While U.S. drillers deploy more rigs than any time since 2015 amid a fracking surge in the Permian Basin, companies including ConocoPhillips, Royal Dutch Shell Plc and Equinor ASA have sold operations or pulled out of Canada’s oilsands, the world’s third largest source of crude reserves.
A shortage of pipelines and a regulatory environment that’s often slower and less certain than in the U.S. has helped spark the flight of capital southward, said Tom Whalen, chief executive officer of the Petroleum Services Association of Canada, a trade association representing oil servicing companies.
“We are kind of dying by our own sword,” Whalen said in a phone interview. “We are making it very difficult to do business.”
Capital spending on exploration and production in the U.S. may rise 9.1 per cent to US$132.5 billion this year, according to a survey by the Oil & Gas Journal. That’s faster than in Canada, where spending, excluding the oilsands, is projected to increase 5 per cent to $28.7 billion (US$21.6 billion). Including the oilsands, where investment has been tailing off after a number of major projects have recently been completed, the figure would drop 2 per cent to $40.1 billion.
Canada’s heavy crude discount to West Texas Intermediate futures has nearly doubled since October as export pipelines out of Canada filled to capacity and projects to expand pipeline capacity face opposition and potential delays.
Tax Law
A new tax law in the U.S. has helped oil companies by reducing the corporate rate and allowing companies to write off some assets sooner than in the past. Routine licensing for a well in Alberta takes 79 to 119 days versus 30 to 60 days in Texas, according to a report last year by the Canadian Association of Petroleum Producers.
Enerplus Corp. Chief Executive Officer Ian Dundas estimates that 10 years ago, his company allocated 90 per cent of its capital spending to properties in Canada and 10 per cent to its U.S. holdings. Those percentages have been reversed, he said in an interview.
Much of the shift came because the Calgary-based oil and gas producer changed its strategy from being a conventional producer to focusing on prolific shale plays like the Bakken and Marcellus. However, Canada’s regulatory environment only helped accelerate the shift.
“You’ve got to have the right regulatory momentum,” Dundas said. “The momentum just kept building for the U.S., and Canada just kept getting more complicated and more expensive.”
In April, PSAC cut its forecast for the number of wells drilled this year in Canada by 500 to 7,400 amid a wider-than-normal discount for Canadian crude. In a survey this year, the trade group found that 9 per cent of its members sought to expand into the U.S. and 14 per cent wanted to leave Canada, a response that Whalen called “alarming.”
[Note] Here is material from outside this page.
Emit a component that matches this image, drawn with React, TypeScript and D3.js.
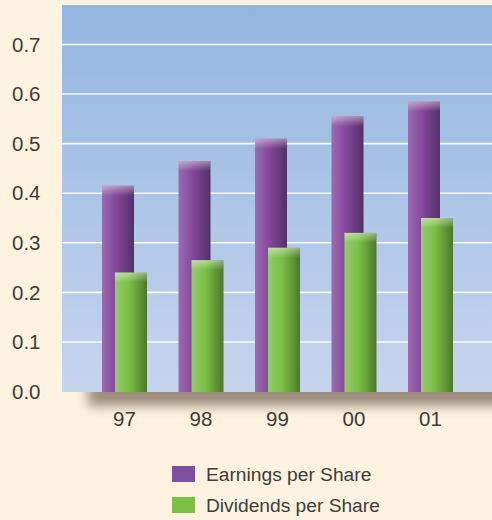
import React from 'react'
import * as d3 from 'd3'

const years = ['97', '98', '99', '00', '01']
const earnings = [0.415, 0.465, 0.51, 0.555, 0.585]
const dividends = [0.24, 0.265, 0.29, 0.32, 0.35]
const yTicks = [0, 0.1, 0.2, 0.3, 0.4, 0.5, 0.6, 0.7]
const legendLabels = ['Earnings per Share', 'Dividends per Share']

const W = 492
const H = 520
const plotLeft = 62
const plotTop = 5
const plotBottom = 392
const font = "'Liberation Sans', Arial, sans-serif"

function App() {
    const y = d3.scaleLinear().domain([0, 0.7]).range([391.5, 44.5])
    const x = d3.scaleBand().domain(years).range([82, 82 + 5 * 76.5]).padding(0)
    const barW = 32
    const divOffset = 13

    return (
        <svg width={W} height={H} style={{ position: 'absolute', left: 0, top: 0 }}>
            <defs>
                <linearGradient id="plotBg" x1="0" y1="0" x2="0" y2="1">
                    <stop offset="0" stopColor="#93b5e0" />
                    <stop offset="1" stopColor="#c6d5ee" />
                </linearGradient>
                <linearGradient id="purple" x1="0" y1="0" x2="1" y2="0">
                    <stop offset="0" stopColor="#9a6cb0" />
                    <stop offset="0.45" stopColor="#84479c" />
                    <stop offset="1" stopColor="#532f68" />
                </linearGradient>
                <linearGradient id="green" x1="0" y1="0" x2="1" y2="0">
                    <stop offset="0" stopColor="#98ca72" />
                    <stop offset="0.45" stopColor="#79bf42" />
                    <stop offset="1" stopColor="#4b782b" />
                </linearGradient>
                <linearGradient id="cap" x1="0" y1="0" x2="0" y2="1">
                    <stop offset="0" stopColor="#fff" stopOpacity="0.42" />
                    <stop offset="1" stopColor="#fff" stopOpacity="0" />
                </linearGradient>
                <filter id="blur" x="-20%" y="-200%" width="140%" height="500%">
                    <feGaussianBlur stdDeviation="6" />
                </filter>
            </defs>
            <rect width={W} height={H} fill="#fef3e0" />

            {/* floor shadow */}
            <rect x={88} y={378} width={460} height={28} fill="#9c8d7c" filter="url(#blur)" />

            <rect x={plotLeft} y={plotTop} width={W - plotLeft} height={plotBottom - plotTop} fill="url(#plotBg)" />

            {yTicks.filter(t => t > 0).map(t => (
                <line key={t} x1={plotLeft} x2={W} y1={y(t)} y2={y(t)} stroke="#fff" strokeWidth={1.6} strokeOpacity={0.9} />
            ))}

            {yTicks.map(t => (
                <text key={t} x={12} y={y(t)} dy="0.35em" fontFamily={font} fontSize={20.5} fill="#3c3c3c">
                    {t.toFixed(1)}
                </text>
            ))}

            {years.map((yr, i) => {
                const x0 = (x(yr) as number) + 20
                return (
                    <g key={yr}>
                        <rect x={x0} y={y(earnings[i])} width={barW} height={plotBottom - y(earnings[i])} fill="url(#purple)" />
                        <rect x={x0} y={y(earnings[i])} width={barW} height={10} fill="url(#cap)" />
                        <rect x={x0 + divOffset} y={y(dividends[i])} width={barW} height={plotBottom - y(dividends[i])} fill="url(#green)" />
                        <rect x={x0 + divOffset} y={y(dividends[i])} width={barW} height={10} fill="url(#cap)" />
                        <text x={x0 + 22.5} y={426} textAnchor="middle" fontFamily={font} fontSize={20.5} fill="#3c3c3c">{yr}</text>
                    </g>
                )
            })}

            {legendLabels.map((l, i) => (
                <g key={l} transform={`translate(172, ${466 + i * 31})`}>
                    <rect width={23} height={16} fill={i === 0 ? '#7c4fa1' : '#7ac143'} />
                    <text x={34} y={8} dy="0.35em" fontFamily={font} fontSize={19.2} fill="#3c3c3c">{l}</text>
                </g>
            ))}
        </svg>
    )
}

export default App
“I do see potential for growth in the U.S.,” Kevin Neveu, CEO of Calgary-based Precision Drilling Corp., said in a May conference call. “It’s a little hard to be quite as bullish on Canada” where the opportunity to grow market share is “quite limited.”
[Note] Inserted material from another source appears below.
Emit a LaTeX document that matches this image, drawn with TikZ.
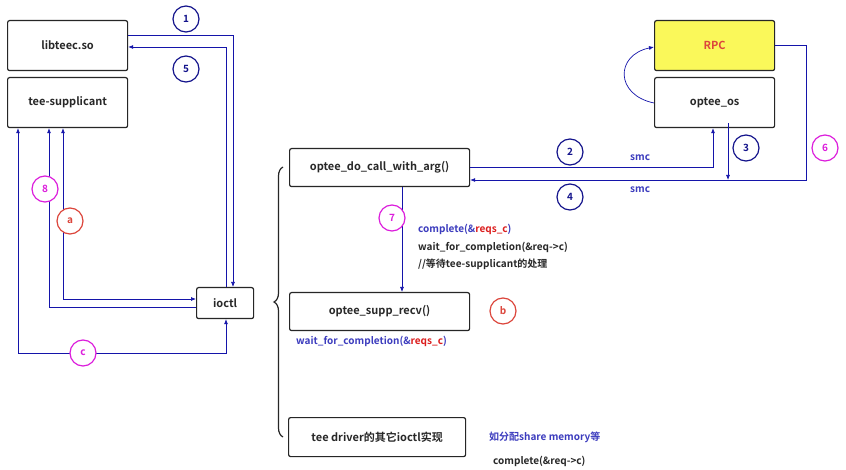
\documentclass[tikz,border=0pt]{standalone}
\usepackage{fontspec}
\setmainfont{Noto Sans CJK SC}[BoldFont={Noto Sans CJK SC Bold}]
\usetikzlibrary{arrows.meta,decorations.pathreplacing}
\definecolor{ln}{RGB}{20,20,170}
\definecolor{nv}{RGB}{20,20,140}
\definecolor{mg}{RGB}{220,30,220}
\definecolor{rd}{RGB}{220,70,60}
\definecolor{tb}{RGB}{60,60,190}
\definecolor{tr}{RGB}{220,30,30}
\definecolor{tk}{RGB}{40,40,40}
\begin{document}
\begin{tikzpicture}[x=1pt,y=-1pt,
 box/.style={draw=black!85,line width=1.2pt,rounded corners=2pt,fill=white,font=\bfseries\fontsize{11}{13}\selectfont,text=tk},
 con/.style={draw=ln,line width=0.7pt},
 arr/.style={-{Latex[length=5pt,width=4pt]}},
 num/.style={circle,draw=#1,line width=1.2pt,minimum size=26pt,inner sep=0pt,fill=white,text=#1,font=\bfseries\fontsize{10}{11}\selectfont},
 lb/.style={anchor=west,font=\bfseries\fontsize{10}{12}\selectfont,text=tb,inner sep=0pt},
 lk/.style={anchor=west,font=\bfseries\fontsize{10}{12}\selectfont,text=tk,inner sep=0pt}]
\useasboundingbox (0,0) rectangle (846,470);
\fill[white] (0,0) rectangle (846,470);
% boxes
\path (7,20) node[box,minimum width=120pt,minimum height=50pt,anchor=north west] (lib) {libteec.so};
\path (7,77) node[box,minimum width=120pt,minimum height=50pt,anchor=north west] (sup) {tee-supplicant};
\path (196,287) node[box,minimum width=57pt,minimum height=31pt,anchor=north west] (io) {ioctl};
\path (289,148) node[box,minimum width=180pt,minimum height=38pt,anchor=north west] (call) {optee\_do\_call\_with\_arg()};
\path (289,292) node[box,minimum width=180pt,minimum height=38pt,anchor=north west] (recv) {optee\_supp\_recv()};
\path (288,417) node[box,minimum width=177pt,minimum height=39pt,anchor=north west] (oth) {tee driver的其它ioctl实现};
\path (654,20) node[box,fill={rgb,255:red,250;green,248;blue,90},text=rd,minimum width=120pt,minimum height=50pt,anchor=north west] (rpc) {RPC};
\path (654,77) node[box,minimum width=120pt,minimum height=50pt,anchor=north west] (os) {optee\_os};
% coordinates
\coordinate (p1) at (233,35); \coordinate (p5) at (226,47);
\coordinate (pa) at (63,299); \coordinate (p8) at (49,307);
\coordinate (pc1) at (18,353); \coordinate (pc2) at (226,353);
\coordinate (p2) at (713,167); \coordinate (p4) at (806,180);
\coordinate (p3) at (728,180); \coordinate (p6) at (806,45);
% connectors
\draw[con,arr] (lib.east|-p1) -- (p1) -- (io.north-|p1);
\draw[con,arr] (io.north-|p5) -- (p5) -- (lib.east|-p5);
\draw[con,{Latex[length=5pt,width=4pt]}-{Latex[length=5pt,width=4pt]}] (sup.south-|pa) -- (pa) -- (io.west|-pa);
\draw[con,arr] (io.west|-p8) -- (p8) -- (sup.south-|p8);
\draw[con,{Latex[length=5pt,width=4pt]}-{Latex[length=5pt,width=4pt]}] (sup.south-|pc1) -- (pc1) -- (pc2) -- (io.south-|pc2);
\draw[con,arr] (call.east|-p2) -- (p2) -- (os.south-|p2);
\draw[con,arr] (rpc.east|-p6) -- (p6) -- (p4) -- (call.east|-p4);
\draw[con,arr] ([yshift=5pt]os.south-|p3) -- (p3);
\draw[con,arr] (os.west|-0,103) .. controls (615,95) and (615,55) .. (rpc.west|-0,47);
\draw[con,arr] (call.south-|402,0) -- (recv.north-|402,0);
% brace
\draw[line width=1.2pt,black!85,decorate,decoration={brace,amplitude=9pt}] (283,437) -- (283,167);
% circles
\node[num=nv] (n1) at (186,19) {1};
\node[num=nv] (n5) at (186,69) {5};
\node[num=mg] (n8) at (45,189) {8};
\node[num=rd] (na) at (70,221) {a};
\node[num=mg] (nc) at (83,353) {c};
\node[num=nv] (n2) at (570,152) {2};
\node[num=nv] (n4) at (570,197) {4};
\node[num=nv] (n3) at (746,148) {3};
\node[num=mg] (n6) at (825,148) {6};
\node[num=mg] (n7) at (392,218) {7};
\node[num=rd] (nb) at (503,311) {b};
% labels
\node[lb] (s1) at (630,158) {smc};
\node[lb] (s2) at (630,190) {smc};
\node[lb] (t1) at (418,229) {complete(\&\textcolor{tr}{reqs\_c})};
\node[lk] (t2) at (418,247) {wait\_for\_completion(\&req->c)};
\node[lk] (t3) at (418,264) {//等待tee-supplicant的处理};
\node[lb] (t4) at (296,341) {wait\_for\_completion(\&\textcolor{tr}{reqs\_c})};
\node[lb] (t5) at (489,437) {如分配share memory等};
\node[lk] (t6) at (493,461) {complete(\&req->c)};
\end{tikzpicture}
\end{document}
Saskatchewan’s Bakken geology doesn’t offer the scale of North Dakota’s, Mark Oberstoetter, lead analyst for Canadian upstream research at Wood Mackenzie, said by phone. The reserves that can be exploited at US$60 crude are about one-twentieth as large as in North Dakota. Wells are shallower, smaller and cheaper, he said.
Producers have the option to connect to rail in both regions but counterparts in North Dakota are enjoying a recent improvement in pricing received on the back of the Dakota Access Pipeline which started operation last year, Oberstoetter said.
As Canadian oil prices have fallen, the population of North Portal has dropped from about 143 to 112 after oil prices collapsed, Lindsay Davis, village administrator, said by phone. “There is a lot more property for sale. We have some empty homes.”
“People moved on, moved away,” she said.